NY Times on Housing Downturns

By Dave Fratello | June 5th, 2007
Let's break away from our little burg, where no one seems to be hitting the housing panic button just yet, and look at some bigger-picture data.

Sunday's New York Times Business section featured this article by Floyd Norris discussing the history of housing booms and declines. Norris notes:
There are few economic trends harder to measure than home prices, given that every home is unique, and a house in one area can cost far more than an identical one in another location. All such measures show the market has weakened, but some do not yet show a broad national decline.
One index does show national declines, the Case-Shiller index, mentioned here last week. Norris compares today's national data to those from a previous downturn that began in October 1989:
Prices are falling more rapidly this time, just as they rose more rapidly coming into the 2006 peak than they had a generation earlier...
(Follow the NYT story link above to see some graphs you'll find terrific and a bit scary.)

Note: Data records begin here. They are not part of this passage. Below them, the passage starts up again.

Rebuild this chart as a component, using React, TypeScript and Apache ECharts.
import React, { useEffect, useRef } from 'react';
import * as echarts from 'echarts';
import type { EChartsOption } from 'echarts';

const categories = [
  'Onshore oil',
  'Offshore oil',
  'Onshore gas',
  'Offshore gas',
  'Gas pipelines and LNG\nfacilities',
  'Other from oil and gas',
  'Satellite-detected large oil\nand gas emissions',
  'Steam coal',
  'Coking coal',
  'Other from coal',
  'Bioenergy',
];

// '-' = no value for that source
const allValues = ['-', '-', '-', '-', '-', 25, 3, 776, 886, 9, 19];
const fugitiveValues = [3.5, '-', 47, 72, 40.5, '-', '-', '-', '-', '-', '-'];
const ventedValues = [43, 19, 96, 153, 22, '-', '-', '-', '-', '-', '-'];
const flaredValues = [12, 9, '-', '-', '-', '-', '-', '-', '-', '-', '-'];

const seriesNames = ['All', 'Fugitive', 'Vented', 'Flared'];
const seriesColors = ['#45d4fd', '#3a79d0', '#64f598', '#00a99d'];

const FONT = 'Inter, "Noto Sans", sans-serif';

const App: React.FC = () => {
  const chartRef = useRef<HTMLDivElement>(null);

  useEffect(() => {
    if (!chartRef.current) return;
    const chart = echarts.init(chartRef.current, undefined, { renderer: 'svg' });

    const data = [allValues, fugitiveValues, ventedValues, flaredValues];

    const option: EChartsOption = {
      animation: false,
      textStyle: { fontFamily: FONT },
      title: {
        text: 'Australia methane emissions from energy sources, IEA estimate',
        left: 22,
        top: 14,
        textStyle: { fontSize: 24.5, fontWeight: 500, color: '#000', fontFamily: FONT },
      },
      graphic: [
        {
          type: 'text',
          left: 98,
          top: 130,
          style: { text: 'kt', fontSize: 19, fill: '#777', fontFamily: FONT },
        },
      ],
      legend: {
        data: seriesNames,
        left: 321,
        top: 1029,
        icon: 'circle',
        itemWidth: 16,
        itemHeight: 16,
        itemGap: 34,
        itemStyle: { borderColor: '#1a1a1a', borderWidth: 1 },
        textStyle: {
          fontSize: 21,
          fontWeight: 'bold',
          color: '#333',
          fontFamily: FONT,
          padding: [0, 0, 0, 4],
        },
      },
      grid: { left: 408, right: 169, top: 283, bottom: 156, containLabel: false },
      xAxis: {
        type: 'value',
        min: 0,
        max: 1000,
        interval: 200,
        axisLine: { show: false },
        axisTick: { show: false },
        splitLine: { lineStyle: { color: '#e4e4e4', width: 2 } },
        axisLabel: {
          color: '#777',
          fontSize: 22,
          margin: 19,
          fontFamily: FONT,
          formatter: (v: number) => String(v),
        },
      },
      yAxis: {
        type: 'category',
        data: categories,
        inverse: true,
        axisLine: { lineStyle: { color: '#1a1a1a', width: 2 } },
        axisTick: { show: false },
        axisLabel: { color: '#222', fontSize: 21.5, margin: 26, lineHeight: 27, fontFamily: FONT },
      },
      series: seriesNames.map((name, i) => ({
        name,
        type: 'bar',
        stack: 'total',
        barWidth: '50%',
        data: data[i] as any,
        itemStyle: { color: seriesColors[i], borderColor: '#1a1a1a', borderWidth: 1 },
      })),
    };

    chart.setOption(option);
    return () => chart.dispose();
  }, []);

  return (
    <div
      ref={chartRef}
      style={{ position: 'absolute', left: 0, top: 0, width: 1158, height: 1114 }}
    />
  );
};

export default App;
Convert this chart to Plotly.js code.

Norris reports that it was not for 99 months – achem, 99 months – that prices returned to their peak levels.

To some of us in MB, all that talk sounds like it's from another planet, not just another time. Price declines? Eight-year slumps? Not here!

No question, MB seems to be insulated from some of the nastier trends out there today, but can we really defy the national market completely? Local RE leaders would say yes.